Step 2: Modifying the Sprinkler Valve
I used an Orbit sprinkler valve for my build, which seems to be a popular choice for many air cannon enthusiasts. Unfortunately, I couldn't find one at any nearby hardware stores, so Amazon to the rescue! This is the valve I bought, and no, it is not actually that color green.
First things first: get rid of the solenoid. It's the black cylinder screwed into the top of the sprinkler valve. Then you need to remove the cover of the sprinkler valve, so unscrew all of the screws that go around the edge of the top. Once you have that off, put the screws in a safe place; we don't want to lose them. You can also move the whole bottom assembly aside, since we are only interested in the top. When I took the top off, the diaphragm assembly was stuck to the top. Carefully peel it off the top and set it onto the bottom assembly, making sure not to get anything on it.
Now that we have the top separated from the diaphragm, we need to drill a hole in the center of the top to fit in our male-to-male compressor fitting, so we need to get our 7/16" bit (I know it seems like this is the only bit we use, but the pressure gauge and the male-to-male fitting are both 1/2" compressor fittings, so it makes sense that they would use the same bit).

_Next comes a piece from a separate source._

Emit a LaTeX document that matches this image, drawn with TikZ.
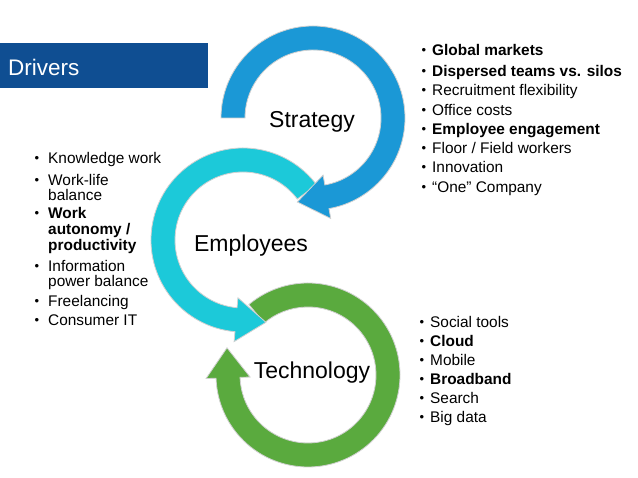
\documentclass[tikz,border=0pt]{standalone}
\usepackage{fontspec}
\setmainfont{Liberation Sans}
\usetikzlibrary{calc}
\definecolor{cblue}{HTML}{1B98D6}
\definecolor{ccyan}{HTML}{1CC9D9}
\definecolor{cgreen}{HTML}{5AAA3E}
\definecolor{cbox}{HTML}{0F4E92}
\tikzset{
  band/.style={draw=black!18, line width=0.8pt, line join=miter},
  txt/.style={anchor=west, inner sep=0pt, text height=10.5pt, text depth=3pt, font=\fontsize{15.4}{17}\selectfont},
  bul/.style={anchor=center, inner sep=0pt, font=\fontsize{13}{15}\selectfont},
  lbl/.style={inner sep=0pt, font=\fontsize{23}{25}\selectfont}
}
\newcommand\lin[4]{\node[txt] (#1) at (#2,476.5-#3) {#4};}
\newcommand\bl[3]{\node[bul] (#1) at (#2,477-#3) {•};}
\begin{document}
\begin{tikzpicture}[x=1pt,y=1pt]
\useasboundingbox (0,0) rectangle (638,478);
\fill[white] (0,0) rectangle (638,478);
% Drivers box
\node[fill=cbox, minimum width=208pt, minimum height=45pt, anchor=north west, inner sep=0pt] (box) at (0,478-43) {};
\node[anchor=west, text=white, inner sep=0pt, font=\fontsize{22.5}{24}\selectfont] (drv) at (8,478-67) {Drivers};
% centres
\coordinate (cb) at (313,360);
\coordinate (cc) at (243,238);
\coordinate (cg) at (308,103);
% green
\path[band, fill=cgreen] ($(cg)+(130:68)$) -- ($(cg)+(130:92)$) arc[start angle=130, end angle=-178, radius=92]
  -- ($(cg)+(-178:102)$) -- ($(cg)+(-178:80)+(92:30)$) -- ($(cg)+(-178:58)$) -- ($(cg)+(-178:68)$)
  arc[start angle=-178, end angle=130, radius=68] -- cycle;
% cyan
\path[band, fill=ccyan] ($(cc)+(37:68)$) -- ($(cc)+(37:92)$) arc[start angle=37, end angle=265, radius=92]
  -- ($(cc)+(265:102)$) -- ($(cc)+(265:80)+(355:30)$) -- ($(cc)+(265:58)$) -- ($(cc)+(265:68)$)
  arc[start angle=265, end angle=37, radius=68] -- cycle;
% blue
\path[band, fill=cblue] ($(cb)+(180:68)$) -- ($(cb)+(180:92)$) arc[start angle=180, end angle=-80, radius=92]
  -- ($(cb)+(-80:102)$) -- ($(cb)+(-80:80)+(-170:30)$) -- ($(cb)+(-80:58)$) -- ($(cb)+(-80:68)$)
  arc[start angle=-80, end angle=180, radius=68] -- cycle;
% labels
\node[lbl] (strat) at (312,478-122) {Strategy};
\node[lbl] (empl) at (251,478-246) {Employees};
\node[lbl] (tech) at (312,478-373) {Technology};
% right list
\bl{r1b}{424}{50}\lin{r1}{432}{50}{\textbf{Global markets}}
\bl{r2b}{424}{71}\lin{r2}{432}{71}{\textbf{Dispersed teams vs. silos}}
\bl{r3b}{424}{90}\lin{r3}{432}{90}{Recruitment flexibility}
\bl{r4b}{424}{110}\lin{r4}{432}{110}{Office costs}
\bl{r5b}{424}{129}\lin{r5}{432}{129}{\textbf{Employee engagement}}
\bl{r6b}{424}{148}\lin{r6}{432}{148}{Floor / Field workers}
\bl{r7b}{424}{167}\lin{r7}{432}{167}{Innovation}
\bl{r8b}{424}{187}\lin{r8}{432}{187}{“One” Company}
% bottom right list
\bl{t1b}{422}{322}\lin{t1}{430}{322}{Social tools}
\bl{t2b}{422}{341}\lin{t2}{430}{341}{\textbf{Cloud}}
\bl{t3b}{422}{360}\lin{t3}{430}{360}{Mobile}
\bl{t4b}{422}{379}\lin{t4}{430}{379}{\textbf{Broadband}}
\bl{t5b}{422}{398}\lin{t5}{430}{398}{Search}
\bl{t6b}{422}{417}\lin{t6}{430}{417}{Big data}
% left list
\bl{l1b}{37}{158}\lin{l1}{48}{158}{Knowledge work}
\bl{l2b}{37}{180}\lin{l2}{48}{180}{Work-life}
\lin{l2x}{48}{195}{balance}
\bl{l3b}{37}{213}\lin{l3}{48}{213}{\textbf{Work}}
\lin{l3x}{48}{229}{\textbf{autonomy /}}
\lin{l3y}{48}{245}{\textbf{productivity}}
\bl{l4b}{37}{266}\lin{l4}{48}{266}{Information}
\lin{l4x}{48}{281}{power balance}
\bl{l5b}{37}{301}\lin{l5}{48}{301}{Freelancing}
\bl{l6b}{37}{320}\lin{l6}{48}{320}{Consumer IT}
\end{tikzpicture}
\end{document}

Make a mark as well as you can in the center of the sprinkler valve, but do it from the inside since we need to make sure it doesn't get in the way of any of the parts. Use the center punch to make an indent in the plastic, and then drill out the hole with the 7/16" drill bit. Tap the hole as before, using the 1/4"-18 NPT thread tap.

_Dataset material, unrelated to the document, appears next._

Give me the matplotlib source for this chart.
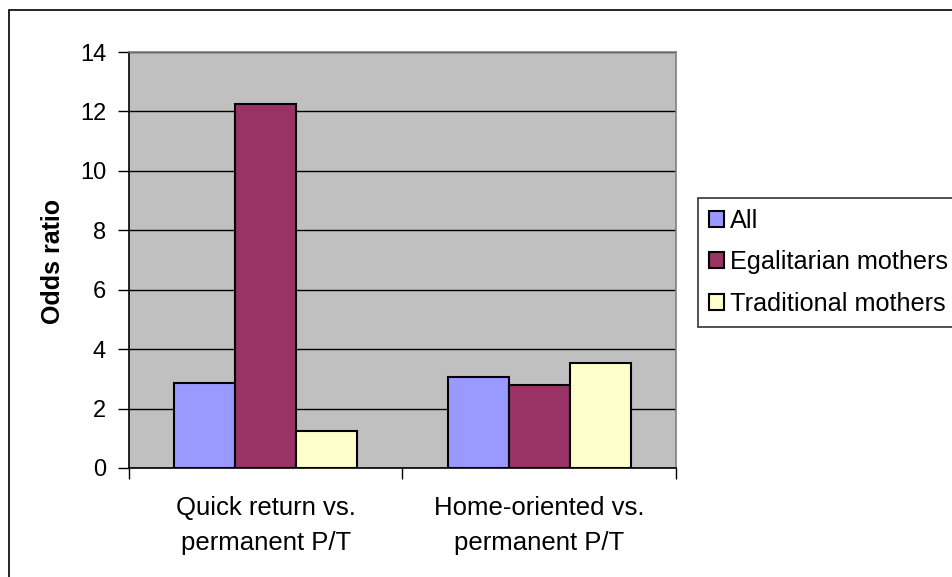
import matplotlib
matplotlib.use("Agg")
import matplotlib.pyplot as plt
import numpy as np
from matplotlib.patches import Rectangle

categories = ["Quick return vs.\npermanent P/T", "Home-oriented vs.\npermanent P/T"]
series_names = ["All", "Egalitarian mothers", "Traditional mothers"]
all_vals = [2.85, 3.05]
egal_vals = [12.25, 2.78]
trad_vals = [1.24, 3.52]
colors = ["#9999FF", "#993366", "#FFFFCC"]
yticks = [0, 2, 4, 6, 8, 10, 12, 14]

plt.rcParams['font.family'] = ['Liberation Sans', 'DejaVu Sans']

W, H = 953, 577
fig = plt.figure(figsize=(W / 100, H / 100), dpi=100)
fig.patch.set_facecolor("white")

# outer chart border
fig.add_artist(Rectangle((9 / W, -0.1), 1.2, 1 - 10 / H + 0.1, transform=fig.transFigure,
                         fill=False, edgecolor="black", linewidth=1.2))

L, R, T, B = 129, 676, 52, 468
ax = fig.add_axes([L / W, 1 - B / H, (R - L) / W, (B - T) / H])
ax.set_facecolor("#C0C0C0")

x = np.arange(len(categories))
bw = 0.223
series = [all_vals, egal_vals, trad_vals]
handles = []
for i, (vals, c, name) in enumerate(zip(series, colors, series_names)):
    h = ax.bar(x + (i - 1) * bw, vals, width=bw, color=c, edgecolor="black",
               linewidth=1.5, label=name, zorder=3)
    handles.append(h)

ax.set_xlim(-0.5, 1.5)
ax.set_ylim(0, 14)
ax.set_yticks(yticks)
ax.yaxis.grid(True, color="black", linewidth=1.0, zorder=1)
ax.set_axisbelow(True)
ax.tick_params(axis="y", direction="out", length=8, width=1, labelsize=17, pad=8.5)

ax.set_xticks(x)
ax.set_xticklabels(categories, fontsize=18.5, linespacing=1.6)
ax.tick_params(axis="x", which="major", length=0, pad=20)
ax.set_xticks([-0.5, 0.5, 1.5], minor=True)
ax.tick_params(axis="x", which="minor", direction="out", length=8, width=1)

for s in ["left", "bottom"]:
    ax.spines[s].set_color("black")
    ax.spines[s].set_linewidth(1.2)
for s in ["top", "right"]:
    ax.spines[s].set_color("#808080")
    ax.spines[s].set_linewidth(1.2)

fig.text(53 / W, 1 - 261 / H, "Odds ratio", rotation=90, fontsize=18, fontweight="bold",
         ha="center", va="center")

leg = fig.legend(handles=handles, labels=series_names, loc="upper left",
                 bbox_to_anchor=(698 / W, 1 - 198 / H), bbox_transform=fig.transFigure,
                 borderaxespad=0, fontsize=18.2, frameon=True, fancybox=False,
                 handlelength=0.6, handleheight=0.6, handletextpad=0.25,
                 labelspacing=0.7, borderpad=0.42)
leg.get_frame().set_edgecolor("black")
leg.get_frame().set_linewidth(1.2)

fig.savefig("out.png", dpi=100)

In order to make the valve pneumatically operated, we need to epoxy the holes that normally connect to the solenoid, which controls the valve. Mix up the epoxy, but keep in mind that you only need a tiny bit because the holes we need to block are really small. Then cover both of the holes in the solenoid's socket, one which is right in the center, and another that looks like a slot positioned in the side of the socket. On the inside of the lid/top, there is another two holes, one of which is on the end of a black plastic piece, and one that is square-shaped (this one will require the most epoxy). These two are the most important, so you could probably get away with not gluing the holes in the socket, but just to be on the safe side I am gluing all of them.

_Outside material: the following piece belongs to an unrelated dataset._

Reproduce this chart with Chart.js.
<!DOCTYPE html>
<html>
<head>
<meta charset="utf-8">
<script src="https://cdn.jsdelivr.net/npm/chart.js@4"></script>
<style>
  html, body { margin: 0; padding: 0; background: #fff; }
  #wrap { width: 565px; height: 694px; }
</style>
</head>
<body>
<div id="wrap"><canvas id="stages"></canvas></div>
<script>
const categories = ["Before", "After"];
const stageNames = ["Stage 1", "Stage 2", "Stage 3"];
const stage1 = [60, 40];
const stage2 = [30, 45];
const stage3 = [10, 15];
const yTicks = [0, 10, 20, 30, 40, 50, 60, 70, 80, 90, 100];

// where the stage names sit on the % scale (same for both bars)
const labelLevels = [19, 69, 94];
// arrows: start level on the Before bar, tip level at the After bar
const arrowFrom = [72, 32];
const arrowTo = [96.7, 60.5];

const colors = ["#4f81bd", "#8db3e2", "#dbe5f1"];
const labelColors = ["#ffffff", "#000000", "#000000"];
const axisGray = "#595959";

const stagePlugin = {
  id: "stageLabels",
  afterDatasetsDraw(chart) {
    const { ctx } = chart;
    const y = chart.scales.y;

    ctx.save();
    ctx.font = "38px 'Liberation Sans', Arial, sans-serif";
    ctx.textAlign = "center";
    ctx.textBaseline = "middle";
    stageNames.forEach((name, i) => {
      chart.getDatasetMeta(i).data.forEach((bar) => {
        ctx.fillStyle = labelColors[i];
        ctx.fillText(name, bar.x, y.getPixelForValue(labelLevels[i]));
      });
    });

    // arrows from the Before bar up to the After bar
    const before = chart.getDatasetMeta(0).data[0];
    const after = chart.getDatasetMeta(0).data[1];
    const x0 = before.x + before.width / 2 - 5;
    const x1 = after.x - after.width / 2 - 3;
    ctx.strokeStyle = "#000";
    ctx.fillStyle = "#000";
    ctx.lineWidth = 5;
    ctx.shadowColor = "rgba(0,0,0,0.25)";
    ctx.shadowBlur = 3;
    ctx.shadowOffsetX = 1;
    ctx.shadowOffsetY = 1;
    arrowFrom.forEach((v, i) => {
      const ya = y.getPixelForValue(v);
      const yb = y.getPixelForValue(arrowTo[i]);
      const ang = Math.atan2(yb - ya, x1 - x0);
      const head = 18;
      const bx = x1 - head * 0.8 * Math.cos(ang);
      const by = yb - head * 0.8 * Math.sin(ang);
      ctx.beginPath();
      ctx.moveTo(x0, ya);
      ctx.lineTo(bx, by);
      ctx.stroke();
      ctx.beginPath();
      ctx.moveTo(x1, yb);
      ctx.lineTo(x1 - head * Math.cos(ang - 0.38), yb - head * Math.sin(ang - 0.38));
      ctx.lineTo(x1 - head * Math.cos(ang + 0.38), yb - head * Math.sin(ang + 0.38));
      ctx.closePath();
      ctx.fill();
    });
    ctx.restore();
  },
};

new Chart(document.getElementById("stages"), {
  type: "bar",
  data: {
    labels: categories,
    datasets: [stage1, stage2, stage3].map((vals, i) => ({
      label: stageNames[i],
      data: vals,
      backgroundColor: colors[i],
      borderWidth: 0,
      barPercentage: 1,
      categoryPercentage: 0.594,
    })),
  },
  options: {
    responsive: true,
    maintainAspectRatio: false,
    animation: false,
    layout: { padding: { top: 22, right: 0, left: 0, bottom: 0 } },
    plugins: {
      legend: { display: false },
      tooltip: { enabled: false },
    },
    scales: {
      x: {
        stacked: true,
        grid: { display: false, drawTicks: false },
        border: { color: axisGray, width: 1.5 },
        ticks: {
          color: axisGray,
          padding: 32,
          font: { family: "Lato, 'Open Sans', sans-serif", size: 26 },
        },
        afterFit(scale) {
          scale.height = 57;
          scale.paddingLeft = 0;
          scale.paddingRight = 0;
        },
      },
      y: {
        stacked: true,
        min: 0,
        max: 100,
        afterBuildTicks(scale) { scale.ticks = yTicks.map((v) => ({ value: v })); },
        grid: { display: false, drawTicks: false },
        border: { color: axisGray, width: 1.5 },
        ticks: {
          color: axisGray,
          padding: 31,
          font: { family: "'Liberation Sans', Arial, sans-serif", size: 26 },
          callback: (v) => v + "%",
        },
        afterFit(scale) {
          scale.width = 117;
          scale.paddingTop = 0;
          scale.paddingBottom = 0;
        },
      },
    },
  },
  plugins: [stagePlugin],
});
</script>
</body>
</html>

Take some Teflon tape and wrap it around both sides of the male-to-male fitting, and screw it into the tapped hole. Be careful that you don't screw it in too far, or the sprinkler valve won't function correctly.
Screw the blowgun onto the compressor fitting, making sure to use Teflon tape. Tighten it, and you're done!
Great job, you're two thirds done! Get out your primer and cement because we need to do a bit of gluing in the next step...
Step 3: Making the U-connector
Okay, I know this step was really short, but only one more until we get to assemble the components and have a finished air cannon! Next, we have to make the most important part: the barrel...
Step 4: The Barrel
Now that you're done with the barrel, let's move on to the final stage (before the test fire!), assembling the cannon!
Step 5: Assembling the Air Cannon
First, take the air tank and, after wrapping Teflon tape around it, screw the 1" male-to-male threaded coupling into the output of the air tank. I carefully used pliers to make sure it was screwed in tight, then I took the sprinkler valve and screwed it onto the coupling with the air tank attached to it (remember the Teflon!). Keep in mind however, that there are arrows on each side of the valve that tells the direction of airflow. Screw it on so that the arrows point away from the air tank. You should be able to just tighten the sprinkler valve by hand, but when you tighten it, make sure that in the end the blowgun lines up with the pressure gauge on the air tank.
Next, screw the other threaded coupling into the opposite end of the sprinkler valve (again, remember the Teflon!). Get the U-connector and begin screwing it onto the threaded coupling (Teflon!). Now, since the barrel is going to screw into the U-connector, we have to line it up carefully so that the barrel will run alongside the pressure gauge and the blowgun. Look at the pictures above for a better explanation, but you'll understand once we put the barrel on.
Finally, screw the barrel into the U-connector (remembering to use...guess what? Teflon tape! Yeah!).
Congratulations! You have finished the air cannon! Give yourself a good pat on the back; the hard part is over. Next, we have to take a test fire!
Step 6: 3...2...1...Fire!!!
Air cannon operation instructions
1. Load the air cannon. Use a broomstick to push whatever your ammo is down into the barrel. Make sure it gets to within an inch (about) of the U-connector, but don't push it into the U-connector.
2. Pressurize the air cannon. Use an air compressor or bicycle pump to fill the air tank to about 80 psi. I took test shots starting at 20 psi and increased the pressure by 20 psi each shot, until I got to 80 psi. You may hear a slight hissing noise as you fill the air tank, but this is normal; the sprinkler valve has to equalize the pressure between its chambers. The hissing should stop after reaching about 50 psi, if it doesn't however, try to find any leaks. An easy way to do this is to get some soapy water and spray it onto the suspect area. If there is air leaking there, you will see bubbles from the soapy water. I wouldn't go above 100 psi; although PVC is commonly used for air cannons, it is not meant for very high pressures. For snowballs, use low pressures (20-40 psi); when I tested shooting a snowball at 50 psi, it came out as a cloud of snow. Also, I wrapped the air tank in duct tape to protect it and make it a little stronger in cold weather.
3. Fire! Find a safe area outside, and squeeze the blowgun's trigger to release all of the air and propel the projectile out of the barrel!